Does the noise come through the walls of the windows? 

Should I plan to have some sort of sound proofing bricks or stuff in the wall, dies double glazing keep the noise out? 

 

 

No need to go crazy. The best way of isolating interference is to have a clip on lavalier type microphone when you conference. It should pick up very little sound except your voice.

By all means use double glazing/triple glazing etc but benefits will not exceed the cost.

Run the mic through an app like Krisp and voila

https://krisp.ai/

39 minutes ago, ourmanflint said:

No need to go crazy. The best way of isolating interference is to have a clip on lavalier type microphone when you conference. It should pick up very little sound except your voice.

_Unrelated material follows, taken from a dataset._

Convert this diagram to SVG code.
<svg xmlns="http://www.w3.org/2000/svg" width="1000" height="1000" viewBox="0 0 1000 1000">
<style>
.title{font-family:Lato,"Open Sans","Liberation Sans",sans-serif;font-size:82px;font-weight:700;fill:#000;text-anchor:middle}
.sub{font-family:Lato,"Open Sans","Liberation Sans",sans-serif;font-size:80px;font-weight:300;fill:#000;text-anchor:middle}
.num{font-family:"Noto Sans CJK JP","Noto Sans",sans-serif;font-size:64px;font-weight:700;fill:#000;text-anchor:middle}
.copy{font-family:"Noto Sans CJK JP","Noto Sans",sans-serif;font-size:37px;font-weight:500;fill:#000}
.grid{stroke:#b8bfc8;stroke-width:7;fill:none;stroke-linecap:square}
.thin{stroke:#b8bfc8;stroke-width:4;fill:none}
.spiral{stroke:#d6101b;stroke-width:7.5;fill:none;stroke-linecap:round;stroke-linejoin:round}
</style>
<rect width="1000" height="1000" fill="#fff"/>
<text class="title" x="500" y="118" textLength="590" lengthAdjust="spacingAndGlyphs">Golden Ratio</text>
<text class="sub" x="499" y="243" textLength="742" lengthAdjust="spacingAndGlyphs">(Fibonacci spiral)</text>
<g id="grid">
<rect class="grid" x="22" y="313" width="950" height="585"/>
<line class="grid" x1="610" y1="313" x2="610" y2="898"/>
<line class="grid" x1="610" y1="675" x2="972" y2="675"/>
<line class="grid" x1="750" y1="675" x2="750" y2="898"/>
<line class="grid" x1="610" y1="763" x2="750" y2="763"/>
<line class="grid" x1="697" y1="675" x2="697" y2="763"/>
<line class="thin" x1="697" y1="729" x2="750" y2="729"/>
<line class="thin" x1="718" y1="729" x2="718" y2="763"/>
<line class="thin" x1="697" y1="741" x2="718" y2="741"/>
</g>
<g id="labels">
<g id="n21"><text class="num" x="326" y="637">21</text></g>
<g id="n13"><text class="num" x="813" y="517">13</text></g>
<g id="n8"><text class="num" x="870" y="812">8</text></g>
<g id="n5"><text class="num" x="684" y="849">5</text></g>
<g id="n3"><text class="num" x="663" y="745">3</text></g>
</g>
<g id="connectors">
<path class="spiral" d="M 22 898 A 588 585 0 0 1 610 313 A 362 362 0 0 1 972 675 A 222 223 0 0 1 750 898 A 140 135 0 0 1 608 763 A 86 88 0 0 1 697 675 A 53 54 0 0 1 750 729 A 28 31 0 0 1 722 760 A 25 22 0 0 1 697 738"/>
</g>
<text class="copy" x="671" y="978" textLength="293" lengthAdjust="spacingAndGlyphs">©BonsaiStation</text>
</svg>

By all means use double glazing/triple glazing etc but benefits will not exceed the cost.

Run the mic through an app like Krisp and voila

https://krisp.ai/

I would have thought a throat mike would be even more effective. They work so well that they're often used by ground staff working on the apron at airports.

 

Paired up with some noise cancelling headphones and I would think you've smashed it.

 

 

  • Author
18 hours ago, klikster said:

 

 "Noise", unwanted sound, comes through, around, and from a frustrating variety of sources in a myriad of ways. Windows, doors, ceilings, appiances. Problem is you might spend a ton on windows  and walls and still have a major problem from another source.

 

One thing that you need to determine is your attenuation target. If you don't know that, you can spend a lot of money and still be disappointed.

 

Recommend an experienced acoustical engineer with REFERENCES that match your needs.

The main reason I think is the french doors. I plan to build an extra little room cover them. The other window, I could replace with triple glazing. 

  • Author
4 hours ago, ourmanflint said:

No need to go crazy. The best way of isolating interference is to have a clip on lavalier type microphone when you conference. It should pick up very little sound except your voice.

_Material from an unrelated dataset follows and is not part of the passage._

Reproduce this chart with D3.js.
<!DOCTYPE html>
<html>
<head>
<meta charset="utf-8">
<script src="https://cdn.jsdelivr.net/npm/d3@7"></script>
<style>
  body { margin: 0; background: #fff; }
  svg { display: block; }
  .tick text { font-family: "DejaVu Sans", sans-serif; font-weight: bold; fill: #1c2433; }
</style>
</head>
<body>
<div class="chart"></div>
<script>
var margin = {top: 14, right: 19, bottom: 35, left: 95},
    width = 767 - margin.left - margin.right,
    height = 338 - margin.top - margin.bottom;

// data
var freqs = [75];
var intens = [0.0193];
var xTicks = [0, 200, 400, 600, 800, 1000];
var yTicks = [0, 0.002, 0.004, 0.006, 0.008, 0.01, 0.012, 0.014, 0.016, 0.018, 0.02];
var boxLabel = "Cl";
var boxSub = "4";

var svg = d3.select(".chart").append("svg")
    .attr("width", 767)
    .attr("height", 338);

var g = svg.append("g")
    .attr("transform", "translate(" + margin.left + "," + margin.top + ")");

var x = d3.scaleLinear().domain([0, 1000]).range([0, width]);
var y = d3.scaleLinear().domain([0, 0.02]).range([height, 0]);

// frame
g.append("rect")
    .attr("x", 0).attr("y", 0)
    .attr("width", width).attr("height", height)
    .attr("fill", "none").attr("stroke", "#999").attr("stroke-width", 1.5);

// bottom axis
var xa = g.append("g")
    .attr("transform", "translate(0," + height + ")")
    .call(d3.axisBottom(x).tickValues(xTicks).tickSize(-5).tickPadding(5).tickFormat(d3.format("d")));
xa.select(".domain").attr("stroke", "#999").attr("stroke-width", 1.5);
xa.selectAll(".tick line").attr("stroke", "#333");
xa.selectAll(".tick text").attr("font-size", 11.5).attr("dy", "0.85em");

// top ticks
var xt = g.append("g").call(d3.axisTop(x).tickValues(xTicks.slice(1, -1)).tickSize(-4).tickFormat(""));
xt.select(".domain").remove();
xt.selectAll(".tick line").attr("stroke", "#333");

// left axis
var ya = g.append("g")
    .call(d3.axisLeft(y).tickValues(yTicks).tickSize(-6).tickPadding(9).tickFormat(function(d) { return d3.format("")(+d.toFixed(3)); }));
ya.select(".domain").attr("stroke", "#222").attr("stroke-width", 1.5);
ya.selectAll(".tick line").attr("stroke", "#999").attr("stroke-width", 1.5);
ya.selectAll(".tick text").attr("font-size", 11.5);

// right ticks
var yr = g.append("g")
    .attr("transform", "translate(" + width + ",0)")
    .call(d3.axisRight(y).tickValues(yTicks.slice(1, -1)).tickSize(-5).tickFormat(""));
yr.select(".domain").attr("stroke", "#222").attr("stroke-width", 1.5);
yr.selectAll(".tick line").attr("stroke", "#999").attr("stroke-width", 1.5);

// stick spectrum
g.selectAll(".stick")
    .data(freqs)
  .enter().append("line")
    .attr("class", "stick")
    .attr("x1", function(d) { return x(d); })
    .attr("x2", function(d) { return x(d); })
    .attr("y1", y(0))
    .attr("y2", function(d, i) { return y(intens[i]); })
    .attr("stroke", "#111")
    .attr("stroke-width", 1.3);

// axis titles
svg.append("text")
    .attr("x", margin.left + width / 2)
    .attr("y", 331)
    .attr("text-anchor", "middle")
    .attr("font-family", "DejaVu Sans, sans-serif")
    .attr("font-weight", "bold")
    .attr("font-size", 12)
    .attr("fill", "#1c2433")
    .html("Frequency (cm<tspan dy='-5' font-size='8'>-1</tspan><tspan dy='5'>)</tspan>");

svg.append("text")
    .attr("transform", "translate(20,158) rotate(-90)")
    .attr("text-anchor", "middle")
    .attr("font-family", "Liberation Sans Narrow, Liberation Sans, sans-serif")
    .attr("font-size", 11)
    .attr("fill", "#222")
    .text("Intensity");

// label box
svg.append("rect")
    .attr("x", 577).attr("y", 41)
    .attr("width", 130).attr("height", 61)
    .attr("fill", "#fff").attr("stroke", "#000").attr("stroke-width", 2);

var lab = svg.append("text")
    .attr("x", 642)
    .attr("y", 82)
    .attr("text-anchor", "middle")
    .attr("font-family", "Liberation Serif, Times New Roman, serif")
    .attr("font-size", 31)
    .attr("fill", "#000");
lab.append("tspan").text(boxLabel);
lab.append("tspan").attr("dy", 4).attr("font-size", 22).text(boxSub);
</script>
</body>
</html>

By all means use double glazing/triple glazing etc but benefits will not exceed the cost.

Run the mic through an app like Krisp and voila

https://krisp.ai/

That seems to be to mute out background noise from the person talking to you, not the other way. 

Thanks I'll look into it.

I had this as part of my Uni course years ago, then applied it in practice in cases of community noise complaints.

 

You can attenuate sound in three main ways ....

 

Sound proofing

Sound absorption

Active noise cancelling

 

I suggest you try the easiest measures first, then see if the noise levels are acceptable.  So in order .....

 

1. Gaps - Seal any holes or gaps - direct connection to the outside is the biggest issue - use rubber seals on windows and doors, seal any gaps or holes - such as where the AC pipes enter, not forgetting roof spaces or suspended ceilings.

 

2. Windows - replace glass with thicker panes, add secondary double glazing with a 1 inch plus air gap.

 

3. Absorbers - add soft furnishing to absord sound and reduce the reflected sound within the room - cushions, curtains etc.  Cover as much as practical of the flat, reflective surfaces of walls, ceiling, floor with drapes, carpets, curtains, cushions, soft sofa etc.

 

4. Walls - add an inner wall of heavy plasterboard suspended on a wood frame that does not touch the outer house wall.  Put sound absorbing material in the air-space between the walls.  Weight/mass of materials is important for proofing, lighter/softer materials for absorbing.

 

5. Active cancelling - microphone near the window connected to a speaker with a 180 phase adjustment - like in some cars (I've never tried this one - so no idea if it's effective).

 

In my experience - sealing gaps, adding a layer of heavy plasterboard to outside walls and adding thicker glass to windows will cut noise to manageable levels.  Thai houses tend to have lightweight, single skin walls, thin glazing and gaps/holes everywhere - so they transmit noise very effectively.  But if your chosen room is on an upper floor with the roof over the room - you'll need a heavy plasterboard ceiling too.

 

So in that case a good noise cancelling mic may be a better option?